Alabama quarterback Jalen Hurts (No. 2) attempting a pass vs. Clemson in 2017 College Football Playoff national title game: Cedric Mason - Touchdown Alabama Magazine

The sea opened, only this time a comeback was too late. It was reminiscent of Alabama’s 2016 regular season game versus Louisiana State University, when quarterback Jalen Hurts reached the painted grass.

Crimson Tide fans were elated as its offense finally generated success, but why did it have to occur with two minutes and change remaining in the fourth quarter? Reasons for this would cause the average football consumer to reach its boiling point, yet and still, the issue returns to Alabama’s lack of a passing attack.

Regardless of how most arose on Tuesday, a true freshman signal caller assisted the Tide to the biggest stage that college football has to offer.


Hurts wowed the nation with huge plays and a poise well beyond his 18 years; however, one must take the good with the bad in this day and age. After struggling against Florida and Washington, the Texas native had a chance to out play a first-round NFL Draft pick in Clemson’s Deshaun Watson. While the Tide’s defense did its job in the first half, Hurts failed to keep drives going with his arm. Numerous misfires on deep patterns led to his worst completion percentage of the season—42 percent, 13 of 31 passing—and 11 punts from JK Scott.
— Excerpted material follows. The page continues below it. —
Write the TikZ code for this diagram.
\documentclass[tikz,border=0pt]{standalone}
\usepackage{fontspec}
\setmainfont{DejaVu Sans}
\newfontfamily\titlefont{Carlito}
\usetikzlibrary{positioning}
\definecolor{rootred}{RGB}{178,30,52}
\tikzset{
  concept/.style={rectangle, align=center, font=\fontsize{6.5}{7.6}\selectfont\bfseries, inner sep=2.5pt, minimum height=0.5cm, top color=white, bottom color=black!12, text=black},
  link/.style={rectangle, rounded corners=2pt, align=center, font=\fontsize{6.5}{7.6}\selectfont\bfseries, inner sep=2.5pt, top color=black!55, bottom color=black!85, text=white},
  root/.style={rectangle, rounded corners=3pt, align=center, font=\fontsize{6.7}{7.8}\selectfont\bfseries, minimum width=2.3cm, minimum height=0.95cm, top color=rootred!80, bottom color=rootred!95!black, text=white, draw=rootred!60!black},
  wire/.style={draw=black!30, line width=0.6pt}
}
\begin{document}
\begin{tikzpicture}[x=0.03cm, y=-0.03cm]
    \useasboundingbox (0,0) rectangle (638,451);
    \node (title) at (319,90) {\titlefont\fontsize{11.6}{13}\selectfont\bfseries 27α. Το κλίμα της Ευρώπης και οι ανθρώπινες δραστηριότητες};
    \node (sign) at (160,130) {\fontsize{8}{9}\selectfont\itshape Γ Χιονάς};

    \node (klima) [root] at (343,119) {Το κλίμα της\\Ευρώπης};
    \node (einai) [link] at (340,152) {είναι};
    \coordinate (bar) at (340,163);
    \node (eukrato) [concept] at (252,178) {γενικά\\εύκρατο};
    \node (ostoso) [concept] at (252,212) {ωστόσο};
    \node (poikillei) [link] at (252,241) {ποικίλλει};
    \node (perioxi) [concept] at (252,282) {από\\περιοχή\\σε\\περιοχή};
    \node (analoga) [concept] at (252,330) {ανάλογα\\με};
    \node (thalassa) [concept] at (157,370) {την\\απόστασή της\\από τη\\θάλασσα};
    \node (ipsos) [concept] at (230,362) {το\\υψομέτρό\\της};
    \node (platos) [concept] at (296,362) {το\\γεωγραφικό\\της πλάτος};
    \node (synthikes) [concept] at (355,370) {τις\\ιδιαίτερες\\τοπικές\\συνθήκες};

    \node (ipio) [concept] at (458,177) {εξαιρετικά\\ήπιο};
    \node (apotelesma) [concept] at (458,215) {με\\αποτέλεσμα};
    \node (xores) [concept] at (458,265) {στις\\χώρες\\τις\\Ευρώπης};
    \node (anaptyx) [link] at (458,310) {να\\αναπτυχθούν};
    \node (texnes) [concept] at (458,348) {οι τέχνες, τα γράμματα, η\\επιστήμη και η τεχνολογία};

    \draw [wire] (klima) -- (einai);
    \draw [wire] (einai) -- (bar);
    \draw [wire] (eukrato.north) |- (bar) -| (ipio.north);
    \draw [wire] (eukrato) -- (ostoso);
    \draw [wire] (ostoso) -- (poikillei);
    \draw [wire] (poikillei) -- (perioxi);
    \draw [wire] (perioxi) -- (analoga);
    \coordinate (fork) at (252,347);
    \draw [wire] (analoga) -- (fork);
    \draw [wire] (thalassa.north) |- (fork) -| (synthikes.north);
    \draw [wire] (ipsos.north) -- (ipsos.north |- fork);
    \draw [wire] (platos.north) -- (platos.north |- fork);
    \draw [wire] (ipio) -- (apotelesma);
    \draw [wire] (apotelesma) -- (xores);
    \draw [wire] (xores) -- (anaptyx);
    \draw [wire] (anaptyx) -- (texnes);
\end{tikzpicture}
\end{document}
Aside from its four touchdown drives, Alabama’s offense suffered seven three-and-outs on 17 possessions (41.2 percent). During this time, its longest drive lasted nine plays for 22 yards.
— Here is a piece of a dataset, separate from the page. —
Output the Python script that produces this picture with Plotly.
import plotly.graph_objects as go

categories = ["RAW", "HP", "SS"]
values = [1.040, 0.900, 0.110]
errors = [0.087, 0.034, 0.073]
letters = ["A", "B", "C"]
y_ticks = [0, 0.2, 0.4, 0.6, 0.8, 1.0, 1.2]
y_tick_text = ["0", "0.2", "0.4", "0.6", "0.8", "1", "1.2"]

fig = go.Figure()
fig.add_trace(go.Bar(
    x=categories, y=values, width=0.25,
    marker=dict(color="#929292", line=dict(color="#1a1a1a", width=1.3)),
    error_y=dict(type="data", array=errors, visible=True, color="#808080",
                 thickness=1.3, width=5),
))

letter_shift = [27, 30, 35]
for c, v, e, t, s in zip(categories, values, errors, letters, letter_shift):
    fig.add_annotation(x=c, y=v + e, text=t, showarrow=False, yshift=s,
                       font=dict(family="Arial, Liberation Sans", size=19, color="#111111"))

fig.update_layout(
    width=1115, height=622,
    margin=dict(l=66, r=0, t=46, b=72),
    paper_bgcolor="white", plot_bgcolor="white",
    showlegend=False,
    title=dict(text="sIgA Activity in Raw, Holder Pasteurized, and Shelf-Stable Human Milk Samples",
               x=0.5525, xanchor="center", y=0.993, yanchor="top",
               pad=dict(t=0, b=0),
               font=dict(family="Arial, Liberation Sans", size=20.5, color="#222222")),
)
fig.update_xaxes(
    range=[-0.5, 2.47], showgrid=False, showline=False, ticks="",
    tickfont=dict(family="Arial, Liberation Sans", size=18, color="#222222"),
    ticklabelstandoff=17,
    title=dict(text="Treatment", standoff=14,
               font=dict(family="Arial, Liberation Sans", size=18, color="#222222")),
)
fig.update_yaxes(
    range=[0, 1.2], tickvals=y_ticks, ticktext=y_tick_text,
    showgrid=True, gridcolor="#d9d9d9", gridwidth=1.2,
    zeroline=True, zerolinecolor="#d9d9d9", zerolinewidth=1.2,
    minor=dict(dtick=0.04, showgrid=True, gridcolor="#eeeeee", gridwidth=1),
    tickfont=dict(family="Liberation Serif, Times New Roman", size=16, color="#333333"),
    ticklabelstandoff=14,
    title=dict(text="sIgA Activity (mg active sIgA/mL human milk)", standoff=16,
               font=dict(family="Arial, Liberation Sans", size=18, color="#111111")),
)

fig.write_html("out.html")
Prior to Monday night, third down offense was not an issue for the men in crimson.

Despite moving the chains 40 percent of the time coming in, Hurts and Alabama converted just two of 15 third downs (13 percent) against the Tigers. This not only allowed Watson to settle down, but it gave Clemson’s offense a chance to control the pace. Coach Dabo Swinney and company started gaining confidence late in the second quarter, and would possessed the ball for 34:44—which is a little over half the game. Being inept on offense tired Nick Saban’s defense, even after Hurts was able to lock in and create a much needed score.

It will be another year before Saban catches legendary coach Paul W. “Bear” Bryant in championships, but for now the goal is helping Steve Sarkisian develop an identity in the passing game.